Source records:
_____

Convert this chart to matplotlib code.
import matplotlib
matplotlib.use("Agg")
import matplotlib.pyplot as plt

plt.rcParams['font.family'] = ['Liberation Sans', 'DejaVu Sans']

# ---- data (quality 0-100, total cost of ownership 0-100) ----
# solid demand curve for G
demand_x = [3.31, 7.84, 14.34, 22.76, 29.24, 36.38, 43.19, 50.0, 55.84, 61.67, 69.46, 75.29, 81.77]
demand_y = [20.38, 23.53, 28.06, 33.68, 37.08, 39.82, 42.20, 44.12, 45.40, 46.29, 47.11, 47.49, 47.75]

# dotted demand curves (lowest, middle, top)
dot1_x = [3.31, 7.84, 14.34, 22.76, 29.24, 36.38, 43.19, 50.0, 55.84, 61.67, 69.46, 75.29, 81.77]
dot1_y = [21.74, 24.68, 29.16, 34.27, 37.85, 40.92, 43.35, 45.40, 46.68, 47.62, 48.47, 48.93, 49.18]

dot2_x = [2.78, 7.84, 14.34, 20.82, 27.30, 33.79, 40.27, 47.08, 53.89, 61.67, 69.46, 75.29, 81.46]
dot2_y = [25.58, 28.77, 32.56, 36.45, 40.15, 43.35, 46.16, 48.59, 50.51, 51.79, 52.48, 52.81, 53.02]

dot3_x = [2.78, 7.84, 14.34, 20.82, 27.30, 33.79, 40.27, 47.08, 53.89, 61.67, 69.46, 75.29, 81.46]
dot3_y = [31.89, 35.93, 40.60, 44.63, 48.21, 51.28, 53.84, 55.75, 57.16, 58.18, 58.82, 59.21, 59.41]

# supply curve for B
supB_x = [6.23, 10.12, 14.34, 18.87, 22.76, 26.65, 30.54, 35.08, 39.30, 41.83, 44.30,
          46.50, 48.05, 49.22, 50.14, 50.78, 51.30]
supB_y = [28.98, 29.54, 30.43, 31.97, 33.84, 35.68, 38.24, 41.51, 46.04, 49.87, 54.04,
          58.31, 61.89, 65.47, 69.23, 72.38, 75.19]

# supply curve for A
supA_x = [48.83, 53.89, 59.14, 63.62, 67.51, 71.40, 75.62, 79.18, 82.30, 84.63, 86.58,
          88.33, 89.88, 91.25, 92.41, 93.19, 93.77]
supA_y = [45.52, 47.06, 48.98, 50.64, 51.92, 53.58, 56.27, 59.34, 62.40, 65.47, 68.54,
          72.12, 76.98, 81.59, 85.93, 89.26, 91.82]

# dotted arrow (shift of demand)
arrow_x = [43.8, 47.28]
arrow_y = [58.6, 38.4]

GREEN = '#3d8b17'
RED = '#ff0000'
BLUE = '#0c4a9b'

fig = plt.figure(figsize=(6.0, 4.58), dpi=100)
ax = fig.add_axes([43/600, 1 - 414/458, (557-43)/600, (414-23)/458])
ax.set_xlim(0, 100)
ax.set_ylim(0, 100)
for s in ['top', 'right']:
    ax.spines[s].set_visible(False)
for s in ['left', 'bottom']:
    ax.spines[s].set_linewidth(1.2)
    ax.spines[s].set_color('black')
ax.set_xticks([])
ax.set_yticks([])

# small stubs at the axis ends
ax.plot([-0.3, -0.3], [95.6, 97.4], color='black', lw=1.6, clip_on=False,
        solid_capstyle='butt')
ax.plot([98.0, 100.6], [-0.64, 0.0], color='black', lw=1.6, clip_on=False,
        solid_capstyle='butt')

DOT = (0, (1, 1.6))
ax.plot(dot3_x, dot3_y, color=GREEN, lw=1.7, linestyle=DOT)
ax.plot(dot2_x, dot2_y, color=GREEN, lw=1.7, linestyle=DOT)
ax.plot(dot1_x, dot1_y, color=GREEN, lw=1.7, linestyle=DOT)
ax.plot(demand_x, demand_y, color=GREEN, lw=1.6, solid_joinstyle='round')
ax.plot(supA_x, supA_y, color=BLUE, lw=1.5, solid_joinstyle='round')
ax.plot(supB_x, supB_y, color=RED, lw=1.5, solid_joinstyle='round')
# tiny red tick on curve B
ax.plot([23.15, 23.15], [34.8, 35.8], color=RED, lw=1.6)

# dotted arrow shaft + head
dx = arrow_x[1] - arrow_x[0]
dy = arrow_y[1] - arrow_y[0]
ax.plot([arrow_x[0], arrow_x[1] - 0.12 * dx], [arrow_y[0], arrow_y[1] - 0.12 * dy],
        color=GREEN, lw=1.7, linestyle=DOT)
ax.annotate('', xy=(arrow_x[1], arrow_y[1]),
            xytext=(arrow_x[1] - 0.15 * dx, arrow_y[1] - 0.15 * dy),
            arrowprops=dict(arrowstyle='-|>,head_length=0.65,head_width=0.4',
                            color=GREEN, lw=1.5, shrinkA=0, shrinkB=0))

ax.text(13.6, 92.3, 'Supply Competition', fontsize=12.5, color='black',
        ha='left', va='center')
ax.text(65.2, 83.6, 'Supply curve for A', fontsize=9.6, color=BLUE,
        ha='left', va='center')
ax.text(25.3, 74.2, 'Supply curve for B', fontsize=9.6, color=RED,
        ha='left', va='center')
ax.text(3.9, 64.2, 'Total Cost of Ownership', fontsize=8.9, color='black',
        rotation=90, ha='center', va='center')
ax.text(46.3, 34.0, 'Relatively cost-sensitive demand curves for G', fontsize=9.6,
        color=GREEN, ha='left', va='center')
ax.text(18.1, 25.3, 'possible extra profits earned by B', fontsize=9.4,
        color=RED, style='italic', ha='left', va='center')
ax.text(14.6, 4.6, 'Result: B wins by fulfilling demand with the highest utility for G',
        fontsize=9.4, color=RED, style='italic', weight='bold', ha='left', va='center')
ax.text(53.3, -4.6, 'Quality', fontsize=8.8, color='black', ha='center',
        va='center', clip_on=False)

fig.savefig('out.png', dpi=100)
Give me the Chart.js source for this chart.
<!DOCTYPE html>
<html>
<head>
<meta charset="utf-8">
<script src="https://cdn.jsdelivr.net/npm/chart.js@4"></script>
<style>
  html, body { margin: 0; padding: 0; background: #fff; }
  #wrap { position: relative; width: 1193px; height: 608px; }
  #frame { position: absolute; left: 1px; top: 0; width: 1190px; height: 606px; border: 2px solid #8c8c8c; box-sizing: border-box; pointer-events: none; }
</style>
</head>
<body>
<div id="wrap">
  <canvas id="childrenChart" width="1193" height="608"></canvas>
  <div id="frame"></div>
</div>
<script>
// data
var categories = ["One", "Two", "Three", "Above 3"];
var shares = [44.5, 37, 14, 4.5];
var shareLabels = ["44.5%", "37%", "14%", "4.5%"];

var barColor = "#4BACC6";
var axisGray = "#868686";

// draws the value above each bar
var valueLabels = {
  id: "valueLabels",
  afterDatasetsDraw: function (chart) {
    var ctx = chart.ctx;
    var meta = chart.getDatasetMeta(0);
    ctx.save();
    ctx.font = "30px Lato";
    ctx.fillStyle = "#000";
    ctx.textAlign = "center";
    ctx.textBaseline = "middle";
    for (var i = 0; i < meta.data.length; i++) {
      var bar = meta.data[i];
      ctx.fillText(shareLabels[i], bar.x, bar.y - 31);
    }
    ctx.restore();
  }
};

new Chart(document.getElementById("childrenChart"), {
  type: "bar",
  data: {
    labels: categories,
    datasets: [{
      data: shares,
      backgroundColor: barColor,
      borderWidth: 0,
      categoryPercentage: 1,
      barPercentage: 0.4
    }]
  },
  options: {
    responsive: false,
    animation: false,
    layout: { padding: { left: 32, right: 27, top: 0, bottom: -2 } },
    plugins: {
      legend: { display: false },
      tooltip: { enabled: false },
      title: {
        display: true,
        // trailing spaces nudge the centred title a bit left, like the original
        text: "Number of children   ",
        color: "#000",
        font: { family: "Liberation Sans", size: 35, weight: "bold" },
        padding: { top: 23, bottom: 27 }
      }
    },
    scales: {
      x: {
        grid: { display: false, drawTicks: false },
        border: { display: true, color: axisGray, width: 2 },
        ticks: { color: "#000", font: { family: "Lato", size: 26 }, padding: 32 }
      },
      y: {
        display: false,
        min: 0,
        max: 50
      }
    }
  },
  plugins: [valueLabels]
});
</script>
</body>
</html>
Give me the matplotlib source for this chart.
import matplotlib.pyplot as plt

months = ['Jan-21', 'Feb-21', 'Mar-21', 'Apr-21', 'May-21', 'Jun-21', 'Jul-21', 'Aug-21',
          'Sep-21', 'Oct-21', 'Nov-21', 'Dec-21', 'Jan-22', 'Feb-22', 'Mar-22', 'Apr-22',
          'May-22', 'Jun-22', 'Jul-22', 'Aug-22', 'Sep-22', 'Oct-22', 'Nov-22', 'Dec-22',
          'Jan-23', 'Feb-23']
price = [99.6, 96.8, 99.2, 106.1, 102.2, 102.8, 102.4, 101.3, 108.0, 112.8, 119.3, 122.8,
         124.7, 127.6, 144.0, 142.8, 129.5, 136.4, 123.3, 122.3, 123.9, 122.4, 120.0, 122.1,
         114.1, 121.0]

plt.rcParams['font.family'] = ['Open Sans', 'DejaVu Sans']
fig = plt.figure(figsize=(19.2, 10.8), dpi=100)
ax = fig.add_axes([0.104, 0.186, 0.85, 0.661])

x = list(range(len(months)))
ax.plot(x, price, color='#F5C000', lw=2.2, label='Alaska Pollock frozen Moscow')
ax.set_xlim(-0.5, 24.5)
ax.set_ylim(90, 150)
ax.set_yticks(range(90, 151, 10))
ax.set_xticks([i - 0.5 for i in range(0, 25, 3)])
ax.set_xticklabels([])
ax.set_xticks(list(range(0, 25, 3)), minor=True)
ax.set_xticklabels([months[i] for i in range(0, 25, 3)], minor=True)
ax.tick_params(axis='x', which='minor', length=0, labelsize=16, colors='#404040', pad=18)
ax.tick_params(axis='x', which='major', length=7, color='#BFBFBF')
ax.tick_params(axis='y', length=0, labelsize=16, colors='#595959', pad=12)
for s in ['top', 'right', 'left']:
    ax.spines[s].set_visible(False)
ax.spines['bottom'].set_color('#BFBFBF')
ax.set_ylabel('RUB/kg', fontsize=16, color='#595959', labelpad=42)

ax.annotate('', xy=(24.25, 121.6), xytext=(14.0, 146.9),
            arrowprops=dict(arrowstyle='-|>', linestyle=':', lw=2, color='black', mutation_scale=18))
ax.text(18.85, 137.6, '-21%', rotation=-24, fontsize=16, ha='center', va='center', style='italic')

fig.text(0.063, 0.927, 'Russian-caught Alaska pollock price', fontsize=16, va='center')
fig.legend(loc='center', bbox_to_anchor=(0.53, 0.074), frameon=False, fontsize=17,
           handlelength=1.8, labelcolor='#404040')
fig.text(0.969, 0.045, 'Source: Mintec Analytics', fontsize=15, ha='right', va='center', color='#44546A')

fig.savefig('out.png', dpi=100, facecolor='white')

_____

= Requirement =
Nothing beyond the required lines should be retyped: start with the line that contains "Give me the matplotlib source for this chart." and finish with the line that contains "114.1, 121.0]".

= Answer to the exercise =
Give me the matplotlib source for this chart.
import matplotlib.pyplot as plt

months = ['Jan-21', 'Feb-21', 'Mar-21', 'Apr-21', 'May-21', 'Jun-21', 'Jul-21', 'Aug-21',
          'Sep-21', 'Oct-21', 'Nov-21', 'Dec-21', 'Jan-22', 'Feb-22', 'Mar-22', 'Apr-22',
          'May-22', 'Jun-22', 'Jul-22', 'Aug-22', 'Sep-22', 'Oct-22', 'Nov-22', 'Dec-22',
          'Jan-23', 'Feb-23']
price = [99.6, 96.8, 99.2, 106.1, 102.2, 102.8, 102.4, 101.3, 108.0, 112.8, 119.3, 122.8,
         124.7, 127.6, 144.0, 142.8, 129.5, 136.4, 123.3, 122.3, 123.9, 122.4, 120.0, 122.1,
         114.1, 121.0]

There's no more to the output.